One is a woman, the rest men and boys.
One by one they sit before a agent and answer the questions, familiar
to most. Name, age, city of residence, why they are here - the
latter more rhetorical than anything.
Some laugh and talk with each other as they wait their turn; others
sit in quiet disappointment at having been caught.
For Jorge Nunez Rodriguez, this process is hardly daunting. At
17, the brash youngster estimates he has crossed the border illegally
at least 100 times, and he started only two years ago.
A resident of Reynosa, he comes to work in a used clothing store
in McAllen where he makes $30 a day, a rich man's salary compared
with the $5 a day most laborers earn in Reynosa, if they can find
work.
Rodriguez has heard about the proposed new law to get tougher
on illegal immigrants such as himself, but he said nothing would
deter him from coming to America to look for work.
"Laws or no laws, I'm still coming over," he said.
Reymundo Sanchez echoed the sentiment.
Sanchez, 30, who also lives in Reynosa, said he hasn't been able
to find work there in four months. With two small children and
a wife to feed, he decided to try his luck in the United States.

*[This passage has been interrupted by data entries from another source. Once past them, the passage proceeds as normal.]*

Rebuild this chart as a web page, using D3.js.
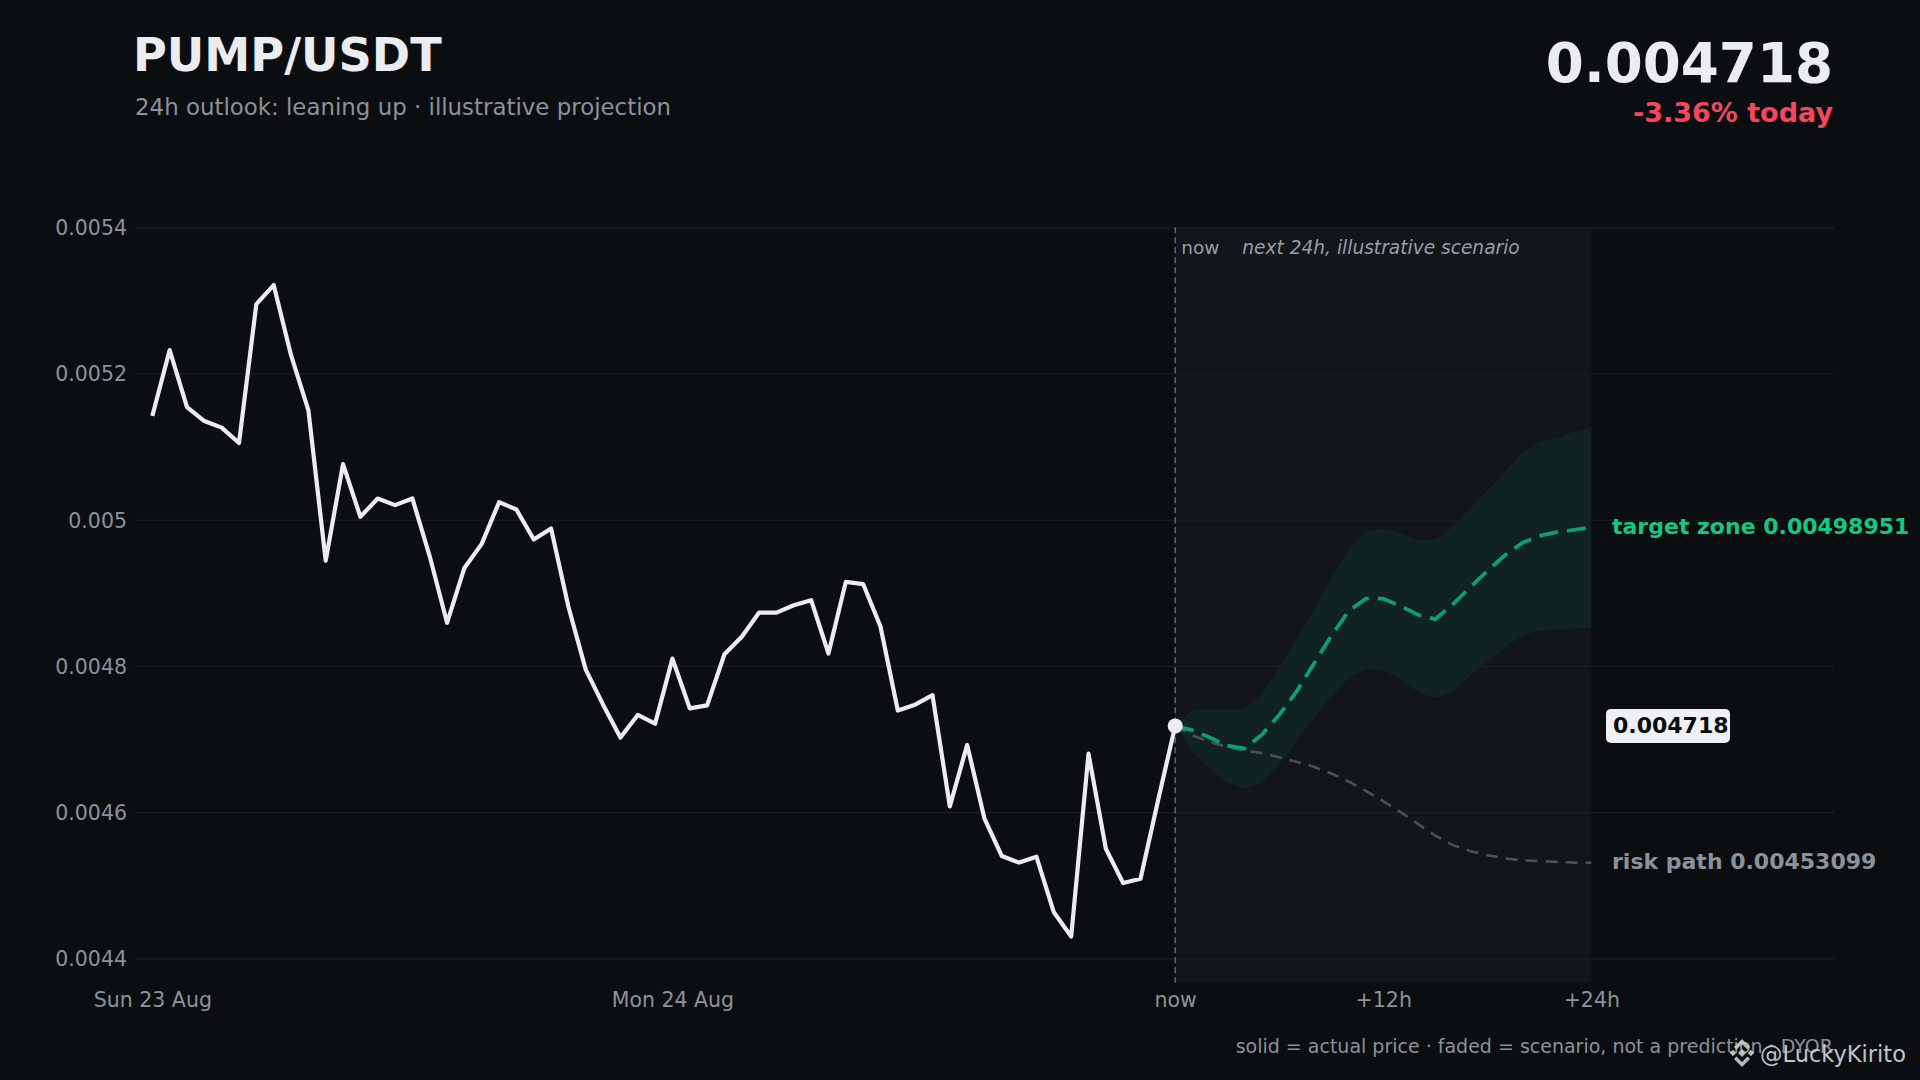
<!DOCTYPE html>
<html>
<head>
<meta charset="utf-8">
<script src="https://cdn.jsdelivr.net/npm/d3@7"></script>
<style>
  html, body { margin: 0; padding: 0; background: #0b0e11; }
  svg { display: block; font-family: "DejaVu Sans", sans-serif; }
</style>
</head>
<body>
<svg id="chart" width="1920" height="1080"></svg>
<script>
// price history, one point per step, last one = now
const history_prices = [
  0.005142, 0.005232, 0.005154, 0.005135, 0.005126, 0.005105, 0.005295, 0.005321, 0.005225, 0.005150,
  0.004944, 0.005076, 0.005004, 0.005029, 0.005020, 0.005029, 0.004950, 0.004859, 0.004934, 0.004967,
  0.005024, 0.005014, 0.004973, 0.004988, 0.004881, 0.004795, 0.004747, 0.004702, 0.004733, 0.004721,
  0.004810, 0.004742, 0.004746, 0.004816, 0.004840, 0.004873, 0.004873, 0.004883, 0.004890, 0.004817,
  0.004915, 0.004912, 0.004854, 0.004739, 0.004747, 0.004760, 0.004608, 0.004692, 0.004591, 0.004540,
  0.004531, 0.004539, 0.004463, 0.004430, 0.004680, 0.004550, 0.004503, 0.004509, 0.004615, 0.004718
];

// next 24h scenario, hourly (h = 0..24)
const target_path = [
  0.004718, 0.004712, 0.004702, 0.004691, 0.004687, 0.004706, 0.004733, 0.004765, 0.004803, 0.004841,
  0.004875, 0.004892, 0.004892, 0.004882, 0.004870, 0.004864, 0.004884, 0.004907, 0.004930, 0.004951,
  0.004968, 0.004978, 0.004983, 0.004986, 0.00498951
];
const band_upper = [
  0.004718, 0.004740, 0.004741, 0.004740, 0.004742, 0.004761, 0.004797, 0.004837, 0.004877, 0.004920,
  0.004959, 0.004983, 0.004988, 0.004981, 0.004972, 0.004973, 0.004990, 0.005015, 0.005040, 0.005065,
  0.005092, 0.005106, 0.005112, 0.005120, 0.005127
];
const band_lower = [
  0.004718, 0.004683, 0.004659, 0.004641, 0.004632, 0.004640, 0.004665, 0.004697, 0.004729, 0.004758,
  0.004783, 0.004796, 0.004794, 0.004781, 0.004764, 0.004756, 0.004765, 0.004786, 0.004806, 0.004825,
  0.004841, 0.004848, 0.004850, 0.004851, 0.004852
];
const risk_path = [
  0.004718, 0.004705, 0.004696, 0.004689, 0.004684, 0.004681, 0.004675, 0.004669, 0.004662, 0.004653,
  0.004642, 0.004629, 0.004615, 0.004600, 0.004584, 0.004568, 0.004555, 0.004547, 0.004541, 0.004537,
  0.004534, 0.004533, 0.004532, 0.004531, 0.00453099
];

// ticks
const y_ticks = [0.0044, 0.0046, 0.0048, 0.005, 0.0052, 0.0054];
const y_tick_labels = ["0.0044", "0.0046", "0.0048", "0.005", "0.0052", "0.0054"];
const x_ticks = [0, 30, 59, 71, 83];
const x_tick_labels = ["Sun 23 Aug", "Mon 24 Aug", "now", "+12h", "+24h"];

const pair_name = "PUMP/USDT",
    subtitle = "24h outlook: leaning up \u00b7 illustrative projection",
    last_price = "0.004718",
    day_change = "-3.36% today",
    target_label = "target zone 0.00498951",
    risk_label = "risk path 0.00453099",
    footer = "solid = actual price \u00b7 faded = scenario, not a prediction \u00b7 DYOR";

// Colors
const bg = "#0b0e11",
    text_main = "#eaecef",
    text_dim = "#8b929a",
    grid_col = "#1b1f24",
    green = "#0e9f6e",
    green_text = "#16c784",
    red = "#f6465d";

const svg = d3.select("#chart");
svg.append("rect").attr("width", 1920).attr("height", 1080).attr("fill", bg);

const plot_left = 135, plot_right = 1834, plot_top = 227.3, plot_bottom = 982.5;

const x = d3.scaleLinear().domain([-1, 97]).range([plot_left, plot_right]);
const y = d3.scaleLinear().domain([0.004367, 0.0054]).range([plot_bottom, plot_top]);

const now_i = history_prices.length - 1;
const proj_i = h => now_i + h;

// shaded projection window
svg.append("rect")
    .attr("x", x(now_i))
    .attr("y", plot_top)
    .attr("width", x(proj_i(24)) - x(now_i))
    .attr("height", plot_bottom - plot_top)
    .attr("fill", "#121519");

// y axis + gridlines
const y_axis = d3.axisLeft(y)
    .tickValues(y_ticks)
    .tickFormat((d, i) => y_tick_labels[i])
    .tickSizeInner(-(plot_right - plot_left))
    .tickSizeOuter(0)
    .tickPadding(8);

const gy = svg.append("g")
    .attr("transform", `translate(${plot_left},0)`)
    .call(y_axis);
gy.select(".domain").remove();
gy.selectAll("line").attr("stroke", grid_col).attr("stroke-width", 1.2);
gy.selectAll("text")
    .attr("fill", text_dim)
    .attr("font-size", 20.5)
    .attr("font-family", "DejaVu Sans")
    .attr("dy", "0.36em");

// x axis
const x_axis = d3.axisBottom(x)
    .tickValues(x_ticks)
    .tickFormat((d, i) => x_tick_labels[i])
    .tickSize(0)
    .tickPadding(10);

const gx = svg.append("g")
    .attr("transform", `translate(0,${plot_bottom})`)
    .call(x_axis);
gx.select(".domain").remove();
gx.selectAll("text")
    .attr("fill", text_dim)
    .attr("font-size", 20.5)
    .attr("font-family", "DejaVu Sans");

// band
const band_area = d3.area()
    .x((d, i) => x(proj_i(i)))
    .y0((d, i) => y(band_lower[i]))
    .y1(d => y(d));

svg.append("path")
    .datum(band_upper)
    .attr("d", band_area)
    .attr("fill", "#112320");

// now marker
svg.append("line")
    .attr("x1", x(now_i)).attr("x2", x(now_i))
    .attr("y1", plot_top).attr("y2", plot_bottom)
    .attr("stroke", "#60666f")
    .attr("stroke-width", 1.5)
    .attr("stroke-dasharray", "6,4");

svg.append("text")
    .attr("x", x(now_i) + 6).attr("y", 254)
    .attr("fill", "#979ea6")
    .attr("font-size", 18.5)
    .text("now");

svg.append("text")
    .attr("x", x(now_i) + 67).attr("y", 254)
    .attr("fill", "#979ea6")
    .attr("font-size", 18.6)
    .attr("font-style", "italic")
    .text("next 24h, illustrative scenario");

// scenario lines
const proj_line = d3.line()
    .x((d, i) => x(proj_i(i)))
    .y(d => y(d));

svg.append("path")
    .datum(risk_path)
    .attr("d", proj_line)
    .attr("fill", "none")
    .attr("stroke", "#4b5058")
    .attr("stroke-width", 2.6)
    .attr("stroke-dasharray", "12,8");

svg.append("path")
    .datum(target_path)
    .attr("d", proj_line)
    .attr("fill", "none")
    .attr("stroke", green)
    .attr("stroke-width", 3.8)
    .attr("stroke-dasharray", "19,9");

// actual price
const price_line = d3.line()
    .x((d, i) => x(i))
    .y(d => y(d));

svg.append("path")
    .datum(history_prices)
    .attr("d", price_line)
    .attr("fill", "none")
    .attr("stroke", text_main)
    .attr("stroke-width", 4.2)
    .attr("stroke-linejoin", "round");

svg.append("circle")
    .attr("cx", x(now_i))
    .attr("cy", y(history_prices[now_i]))
    .attr("r", 7.5)
    .attr("fill", text_main);

// right-hand labels
const label_x = 1612;

svg.append("text")
    .attr("x", label_x).attr("y", y(target_path[24]))
    .attr("dy", "0.3em")
    .attr("fill", green_text)
    .attr("font-size", 22)
    .attr("font-weight", "bold")
    .text(target_label);

svg.append("text")
    .attr("x", label_x).attr("y", y(risk_path[24]))
    .attr("dy", "0.3em")
    .attr("fill", "#8b929a")
    .attr("font-size", 22)
    .attr("font-weight", "bold")
    .text(risk_label);

const badge_y = y(history_prices[now_i]);
svg.append("rect")
    .attr("x", 1606).attr("y", badge_y - 17)
    .attr("width", 124).attr("height", 34)
    .attr("rx", 5)
    .attr("fill", "#eef0f3");
svg.append("text")
    .attr("x", label_x + 1).attr("y", badge_y)
    .attr("dy", "0.33em")
    .attr("fill", "#0b0e11")
    .attr("font-size", 22)
    .attr("font-weight", "bold")
    .text(last_price);

// header
svg.append("text")
    .attr("x", 133).attr("y", 71)
    .attr("fill", text_main)
    .attr("font-size", 46.2)
    .attr("font-weight", "bold")
    .text(pair_name);

svg.append("text")
    .attr("x", 135).attr("y", 114.5)
    .attr("fill", text_dim)
    .attr("font-size", 22.9)
    .text(subtitle);

svg.append("text")
    .attr("x", 1833).attr("y", 82)
    .attr("text-anchor", "end")
    .attr("fill", text_main)
    .attr("font-size", 54.7)
    .attr("font-weight", "bold")
    .text(last_price);

svg.append("text")
    .attr("x", 1833).attr("y", 121.5)
    .attr("text-anchor", "end")
    .attr("fill", red)
    .attr("font-size", 27)
    .attr("font-weight", "bold")
    .text(day_change);

// footer
svg.append("text")
    .attr("x", 1833).attr("y", 1053)
    .attr("text-anchor", "end")
    .attr("fill", text_dim)
    .attr("font-size", 19)
    .text(footer);

// watermark
const wm = svg.append("g")
    .attr("transform", "translate(1742,1053)")
    .attr("fill", "#d5d8dc")
    .attr("opacity", 0.85);
const dmd = (cx, cy, s) => `M${cx},${cy - s}L${cx + s},${cy}L${cx},${cy + s}L${cx - s},${cy}Z`;
wm.append("path").attr("d", dmd(0, 0, 4));
wm.append("path").attr("d", dmd(-9, 0, 3.2));
wm.append("path").attr("d", dmd(9, 0, 3.2));
wm.append("path").attr("d", "M0,-14L8,-6L5.5,-3.5L0,-9L-5.5,-3.5L-8,-6Z");
wm.append("path").attr("d", "M0,14L8,6L5.5,3.5L0,9L-5.5,3.5L-8,6Z");

svg.append("text")
    .attr("x", 1760).attr("y", 1062)
    .attr("fill", "#d5d8dc")
    .attr("opacity", 0.9)
    .attr("font-size", 22.5)
    .text("@LuckyKirito");
</script>
</body>
</html>
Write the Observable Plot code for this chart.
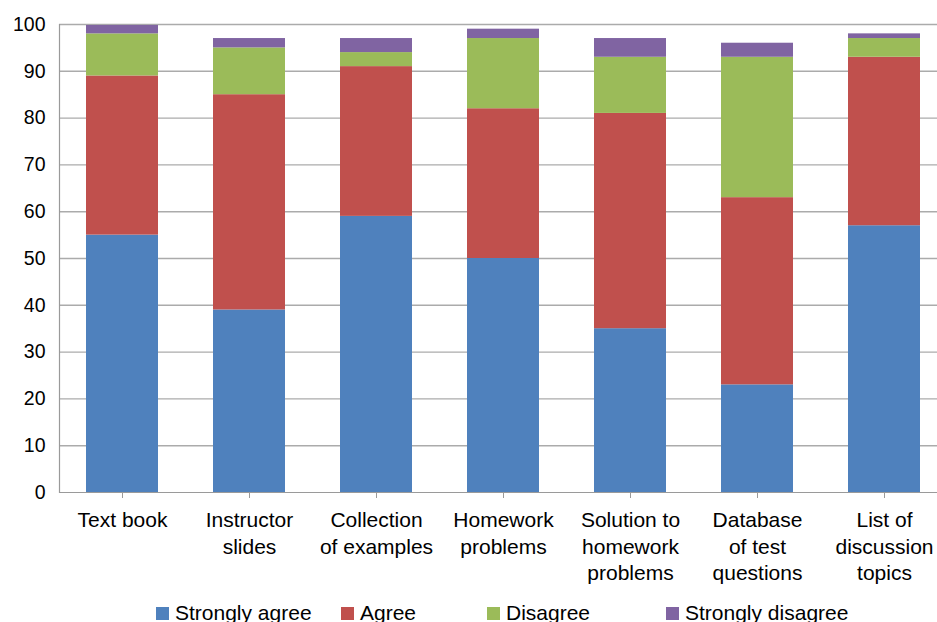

He, too, has heard that U.S. immigration laws might be changing,
but he said he is less afraid of new laws here than of starving
back in Mexico.
"It's a terror being over there because you can feel the
death when your children are asking you for food and you have
none," he said, his piercing dark eyes dull and depressed.
"I can take the hunger. My wife can take it, too, but the
kids can't.
"I don't care if they put soldiers on the border, hunger
would still make me cross."
---
With the processing complete, agents and immigrants together file
out toward the international bridge, where the agents watch as
the immigrants walk home. All of them know it won't be long before
they meet again.
For Laurel, it's a frustrating way to end a day.
"It's frustrating in that there's no since of accomplishment.
They'll be back tomorrow," he says. "What's the solution?
I don't know. But like I said, you can put a million guys out
on the border, and it won't stop them."